_SET PROBLEM_: Extract exactly the lines from the top of the records through the line containing "1.21, 1.09, 0.99];", and keep pictures out of the copy.

━━━━━ STORED ROWS ━━━━━

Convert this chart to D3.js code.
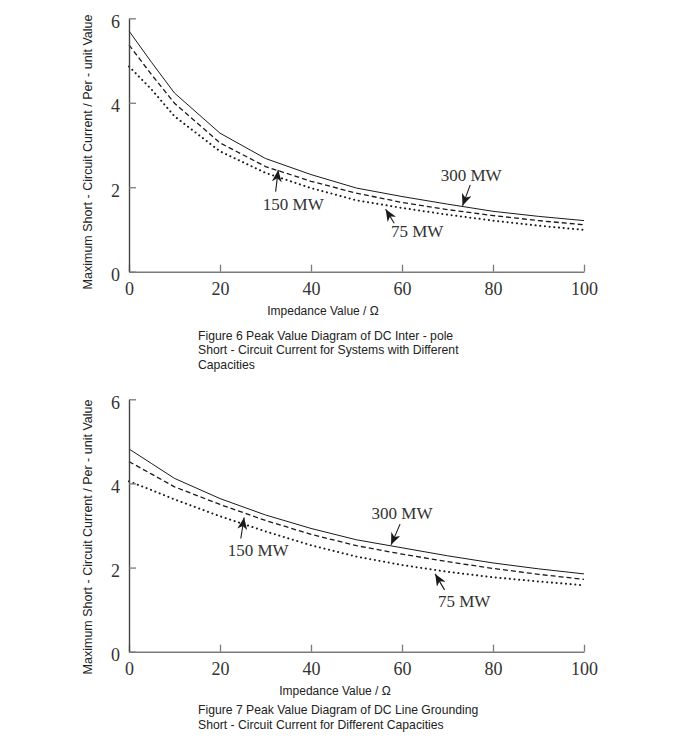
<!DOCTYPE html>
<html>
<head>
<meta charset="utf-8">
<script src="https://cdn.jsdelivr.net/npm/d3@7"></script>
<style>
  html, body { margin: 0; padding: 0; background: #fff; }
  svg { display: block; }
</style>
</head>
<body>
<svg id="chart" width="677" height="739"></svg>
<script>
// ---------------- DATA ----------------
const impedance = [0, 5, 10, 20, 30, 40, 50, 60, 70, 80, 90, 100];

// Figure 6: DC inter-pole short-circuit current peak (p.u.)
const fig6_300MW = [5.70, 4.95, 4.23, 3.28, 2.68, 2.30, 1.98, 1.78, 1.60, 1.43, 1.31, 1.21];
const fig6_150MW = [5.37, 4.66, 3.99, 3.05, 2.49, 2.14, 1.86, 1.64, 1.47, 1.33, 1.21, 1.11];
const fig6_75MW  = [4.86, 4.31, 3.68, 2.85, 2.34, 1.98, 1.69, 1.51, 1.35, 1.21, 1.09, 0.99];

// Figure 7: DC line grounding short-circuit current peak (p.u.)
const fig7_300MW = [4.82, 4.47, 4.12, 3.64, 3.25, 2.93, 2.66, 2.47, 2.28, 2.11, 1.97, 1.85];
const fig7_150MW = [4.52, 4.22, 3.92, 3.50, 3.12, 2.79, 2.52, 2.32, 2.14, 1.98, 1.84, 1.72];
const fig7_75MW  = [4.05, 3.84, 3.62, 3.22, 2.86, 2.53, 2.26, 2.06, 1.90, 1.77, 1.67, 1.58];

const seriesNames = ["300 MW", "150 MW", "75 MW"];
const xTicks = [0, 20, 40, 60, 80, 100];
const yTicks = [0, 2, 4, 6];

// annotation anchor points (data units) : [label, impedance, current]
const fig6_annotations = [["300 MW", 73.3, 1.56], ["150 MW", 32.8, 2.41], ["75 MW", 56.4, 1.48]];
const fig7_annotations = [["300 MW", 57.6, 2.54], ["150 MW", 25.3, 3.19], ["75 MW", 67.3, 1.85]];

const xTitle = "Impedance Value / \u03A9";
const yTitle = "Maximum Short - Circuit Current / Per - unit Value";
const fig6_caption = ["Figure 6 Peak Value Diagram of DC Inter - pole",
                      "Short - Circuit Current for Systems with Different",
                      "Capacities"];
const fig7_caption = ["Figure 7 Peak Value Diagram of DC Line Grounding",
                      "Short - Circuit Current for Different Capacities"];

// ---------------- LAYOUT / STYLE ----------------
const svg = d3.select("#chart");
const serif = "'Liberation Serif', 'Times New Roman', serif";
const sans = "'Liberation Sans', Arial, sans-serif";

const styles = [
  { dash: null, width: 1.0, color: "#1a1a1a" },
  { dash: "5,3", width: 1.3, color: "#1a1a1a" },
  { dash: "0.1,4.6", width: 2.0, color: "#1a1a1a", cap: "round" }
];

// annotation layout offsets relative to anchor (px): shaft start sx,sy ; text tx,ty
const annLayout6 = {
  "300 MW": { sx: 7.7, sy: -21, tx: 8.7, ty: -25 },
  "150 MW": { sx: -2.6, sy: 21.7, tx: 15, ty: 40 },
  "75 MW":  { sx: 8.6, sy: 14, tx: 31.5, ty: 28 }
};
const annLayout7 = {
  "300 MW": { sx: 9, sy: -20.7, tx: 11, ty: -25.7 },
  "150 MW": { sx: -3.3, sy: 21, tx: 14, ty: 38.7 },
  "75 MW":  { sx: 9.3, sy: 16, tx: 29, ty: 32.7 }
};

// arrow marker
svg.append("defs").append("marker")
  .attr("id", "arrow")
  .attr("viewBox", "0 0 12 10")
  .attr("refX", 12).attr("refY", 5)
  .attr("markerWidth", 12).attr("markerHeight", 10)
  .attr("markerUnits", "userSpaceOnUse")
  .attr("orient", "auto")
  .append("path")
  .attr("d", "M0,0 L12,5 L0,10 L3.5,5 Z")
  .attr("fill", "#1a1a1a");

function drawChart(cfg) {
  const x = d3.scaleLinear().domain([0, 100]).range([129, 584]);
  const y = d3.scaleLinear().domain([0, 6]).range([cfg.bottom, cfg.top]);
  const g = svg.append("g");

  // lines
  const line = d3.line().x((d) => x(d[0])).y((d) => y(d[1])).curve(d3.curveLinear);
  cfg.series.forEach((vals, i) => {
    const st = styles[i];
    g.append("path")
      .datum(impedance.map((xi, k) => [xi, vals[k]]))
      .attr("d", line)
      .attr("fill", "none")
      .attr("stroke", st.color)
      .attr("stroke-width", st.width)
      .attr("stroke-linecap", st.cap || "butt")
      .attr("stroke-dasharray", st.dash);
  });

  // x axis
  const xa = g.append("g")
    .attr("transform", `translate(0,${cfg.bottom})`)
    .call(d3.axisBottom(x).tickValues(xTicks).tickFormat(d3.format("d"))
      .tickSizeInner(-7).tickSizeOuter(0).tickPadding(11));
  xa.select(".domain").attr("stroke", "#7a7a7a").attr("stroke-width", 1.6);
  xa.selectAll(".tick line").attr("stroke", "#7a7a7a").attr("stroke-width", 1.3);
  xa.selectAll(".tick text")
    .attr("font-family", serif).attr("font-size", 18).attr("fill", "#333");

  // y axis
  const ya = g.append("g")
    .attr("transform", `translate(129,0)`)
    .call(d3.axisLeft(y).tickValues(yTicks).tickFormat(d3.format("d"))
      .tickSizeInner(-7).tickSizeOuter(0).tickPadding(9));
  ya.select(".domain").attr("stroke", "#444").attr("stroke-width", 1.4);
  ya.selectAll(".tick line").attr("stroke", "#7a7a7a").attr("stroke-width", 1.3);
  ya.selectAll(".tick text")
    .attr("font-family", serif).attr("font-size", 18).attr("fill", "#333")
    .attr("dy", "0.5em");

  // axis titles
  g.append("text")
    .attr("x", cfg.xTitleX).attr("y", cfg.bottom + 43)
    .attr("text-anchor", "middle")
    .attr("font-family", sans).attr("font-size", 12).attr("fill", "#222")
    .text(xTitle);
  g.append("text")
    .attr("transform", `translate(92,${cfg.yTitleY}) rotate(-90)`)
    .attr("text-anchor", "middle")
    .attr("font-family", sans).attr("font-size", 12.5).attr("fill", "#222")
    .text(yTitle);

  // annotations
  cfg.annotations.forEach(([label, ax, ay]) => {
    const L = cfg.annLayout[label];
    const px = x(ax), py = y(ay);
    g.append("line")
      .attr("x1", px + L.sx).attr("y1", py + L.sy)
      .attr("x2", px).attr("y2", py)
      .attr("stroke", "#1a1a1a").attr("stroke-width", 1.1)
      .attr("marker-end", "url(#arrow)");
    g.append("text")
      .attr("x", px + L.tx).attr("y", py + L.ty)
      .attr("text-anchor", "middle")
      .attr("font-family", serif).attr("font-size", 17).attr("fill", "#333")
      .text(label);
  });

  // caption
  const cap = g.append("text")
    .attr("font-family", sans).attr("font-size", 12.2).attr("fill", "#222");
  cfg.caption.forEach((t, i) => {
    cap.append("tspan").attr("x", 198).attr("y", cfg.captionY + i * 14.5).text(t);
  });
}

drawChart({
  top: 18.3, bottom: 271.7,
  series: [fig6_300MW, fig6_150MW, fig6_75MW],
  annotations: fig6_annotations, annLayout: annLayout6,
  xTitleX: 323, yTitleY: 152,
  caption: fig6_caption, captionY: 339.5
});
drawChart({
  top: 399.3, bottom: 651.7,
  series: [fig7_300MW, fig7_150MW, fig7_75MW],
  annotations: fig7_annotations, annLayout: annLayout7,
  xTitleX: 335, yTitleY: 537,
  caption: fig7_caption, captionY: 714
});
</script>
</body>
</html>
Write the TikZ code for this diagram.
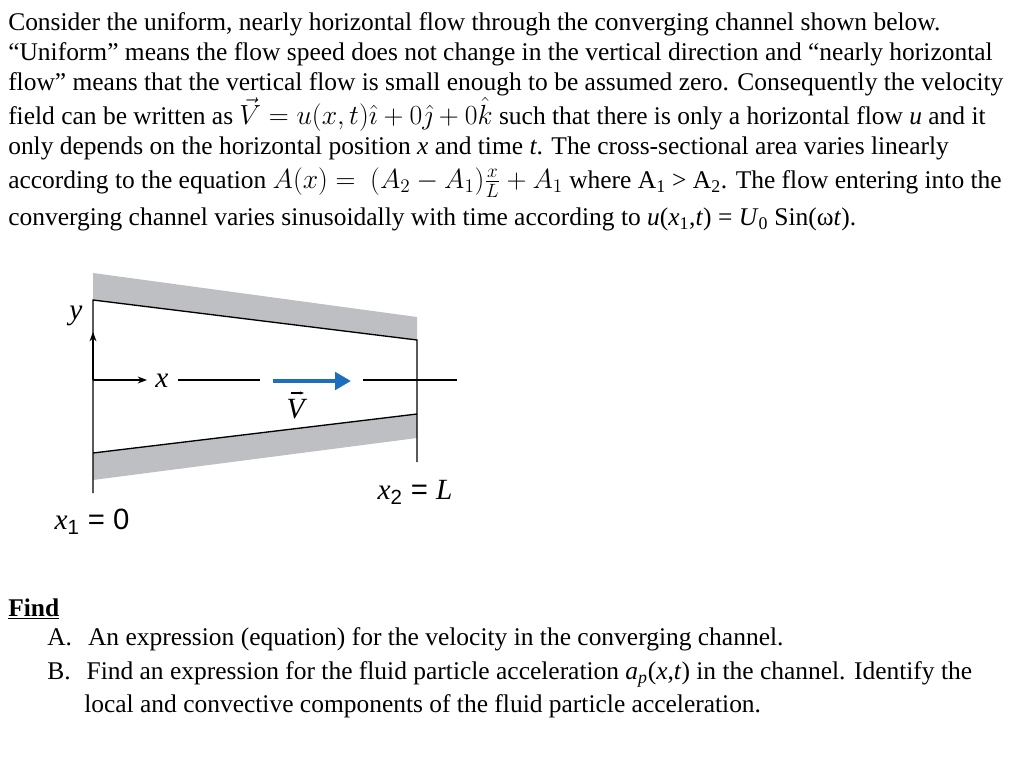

━━━━━

_CORRECT ANSWER_:
Convert this chart to D3.js code.
<!DOCTYPE html>
<html>
<head>
<meta charset="utf-8">
<script src="https://cdn.jsdelivr.net/npm/d3@7"></script>
<style>
  html, body { margin: 0; padding: 0; background: #fff; }
  svg { display: block; }
</style>
</head>
<body>
<svg id="chart" width="677" height="739"></svg>
<script>
// ---------------- DATA ----------------
const impedance = [0, 5, 10, 20, 30, 40, 50, 60, 70, 80, 90, 100];

// Figure 6: DC inter-pole short-circuit current peak (p.u.)
const fig6_300MW = [5.70, 4.95, 4.23, 3.28, 2.68, 2.30, 1.98, 1.78, 1.60, 1.43, 1.31, 1.21];
const fig6_150MW = [5.37, 4.66, 3.99, 3.05, 2.49, 2.14, 1.86, 1.64, 1.47, 1.33, 1.21, 1.11];
const fig6_75MW  = [4.86, 4.31, 3.68, 2.85, 2.34, 1.98, 1.69, 1.51, 1.35, 1.21, 1.09, 0.99];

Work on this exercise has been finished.